| Source excerpt |
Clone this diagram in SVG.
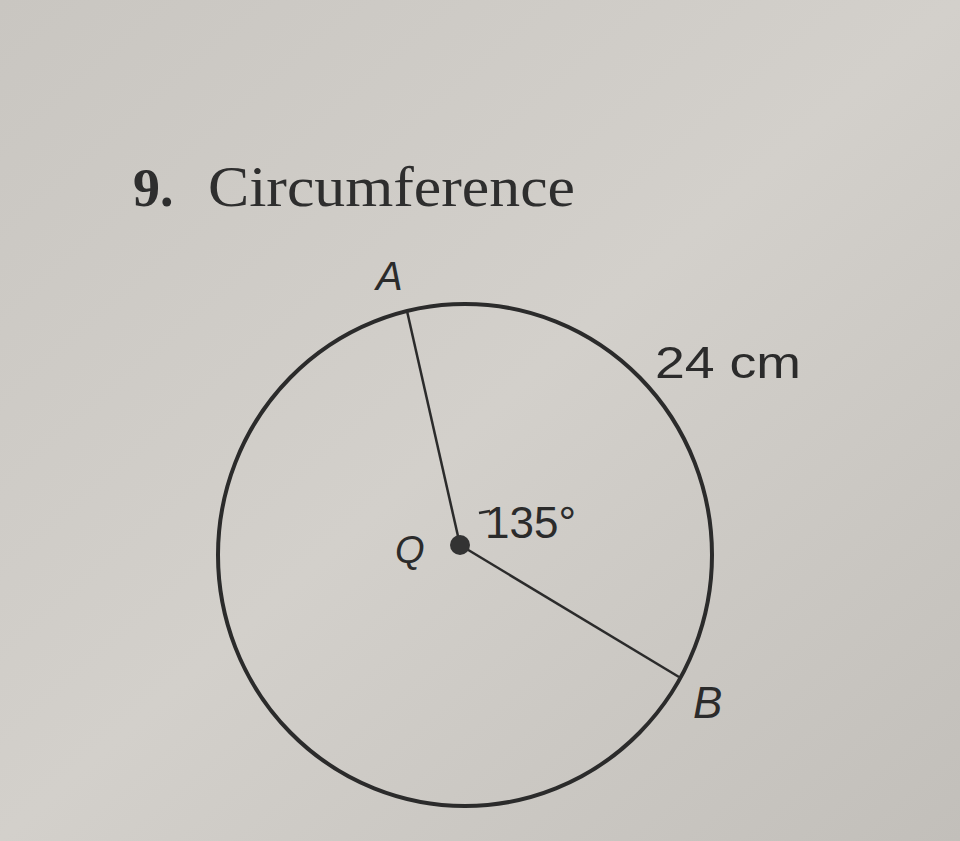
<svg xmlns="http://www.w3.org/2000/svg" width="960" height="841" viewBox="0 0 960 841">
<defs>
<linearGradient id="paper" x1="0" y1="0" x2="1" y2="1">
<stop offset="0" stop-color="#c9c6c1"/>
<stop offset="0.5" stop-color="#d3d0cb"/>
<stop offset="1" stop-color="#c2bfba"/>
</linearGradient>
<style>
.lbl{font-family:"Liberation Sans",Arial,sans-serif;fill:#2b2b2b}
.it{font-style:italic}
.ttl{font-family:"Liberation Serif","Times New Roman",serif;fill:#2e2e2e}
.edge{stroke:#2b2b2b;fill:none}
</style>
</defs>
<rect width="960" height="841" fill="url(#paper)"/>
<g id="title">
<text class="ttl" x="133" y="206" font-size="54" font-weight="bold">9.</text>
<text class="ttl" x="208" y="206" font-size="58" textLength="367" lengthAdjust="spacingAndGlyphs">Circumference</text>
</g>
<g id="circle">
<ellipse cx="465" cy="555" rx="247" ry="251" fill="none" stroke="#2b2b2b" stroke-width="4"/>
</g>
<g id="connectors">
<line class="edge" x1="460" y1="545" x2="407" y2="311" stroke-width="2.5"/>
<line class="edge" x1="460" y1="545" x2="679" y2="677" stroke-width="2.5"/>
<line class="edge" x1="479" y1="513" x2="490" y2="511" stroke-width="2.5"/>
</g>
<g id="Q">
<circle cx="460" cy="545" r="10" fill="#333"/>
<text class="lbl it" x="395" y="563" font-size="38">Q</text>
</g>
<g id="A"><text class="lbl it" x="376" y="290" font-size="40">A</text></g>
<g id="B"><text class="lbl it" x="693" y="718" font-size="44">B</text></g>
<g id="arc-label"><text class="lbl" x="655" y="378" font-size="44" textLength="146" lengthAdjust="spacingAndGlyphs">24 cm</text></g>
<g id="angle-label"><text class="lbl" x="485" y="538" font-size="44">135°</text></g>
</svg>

| What to produce |
Set the listing down in full and exactly. Pictures within it should not appear in the copy.

| Answer for the task |
Clone this diagram in SVG.
<svg xmlns="http://www.w3.org/2000/svg" width="960" height="841" viewBox="0 0 960 841">
<defs>
<linearGradient id="paper" x1="0" y1="0" x2="1" y2="1">
<stop offset="0" stop-color="#c9c6c1"/>
<stop offset="0.5" stop-color="#d3d0cb"/>
<stop offset="1" stop-color="#c2bfba"/>
</linearGradient>
<style>
.lbl{font-family:"Liberation Sans",Arial,sans-serif;fill:#2b2b2b}
.it{font-style:italic}
.ttl{font-family:"Liberation Serif","Times New Roman",serif;fill:#2e2e2e}
.edge{stroke:#2b2b2b;fill:none}
</style>
</defs>
<rect width="960" height="841" fill="url(#paper)"/>
<g id="title">
<text class="ttl" x="133" y="206" font-size="54" font-weight="bold">9.</text>
<text class="ttl" x="208" y="206" font-size="58" textLength="367" lengthAdjust="spacingAndGlyphs">Circumference</text>
</g>
<g id="circle">
<ellipse cx="465" cy="555" rx="247" ry="251" fill="none" stroke="#2b2b2b" stroke-width="4"/>
</g>
<g id="connectors">
<line class="edge" x1="460" y1="545" x2="407" y2="311" stroke-width="2.5"/>
<line class="edge" x1="460" y1="545" x2="679" y2="677" stroke-width="2.5"/>
<line class="edge" x1="479" y1="513" x2="490" y2="511" stroke-width="2.5"/>
</g>
<g id="Q">
<circle cx="460" cy="545" r="10" fill="#333"/>
<text class="lbl it" x="395" y="563" font-size="38">Q</text>
</g>
<g id="A"><text class="lbl it" x="376" y="290" font-size="40">A</text></g>
<g id="B"><text class="lbl it" x="693" y="718" font-size="44">B</text></g>
<g id="arc-label"><text class="lbl" x="655" y="378" font-size="44" textLength="146" lengthAdjust="spacingAndGlyphs">24 cm</text></g>
<g id="angle-label"><text class="lbl" x="485" y="538" font-size="44">135°</text></g>
</svg>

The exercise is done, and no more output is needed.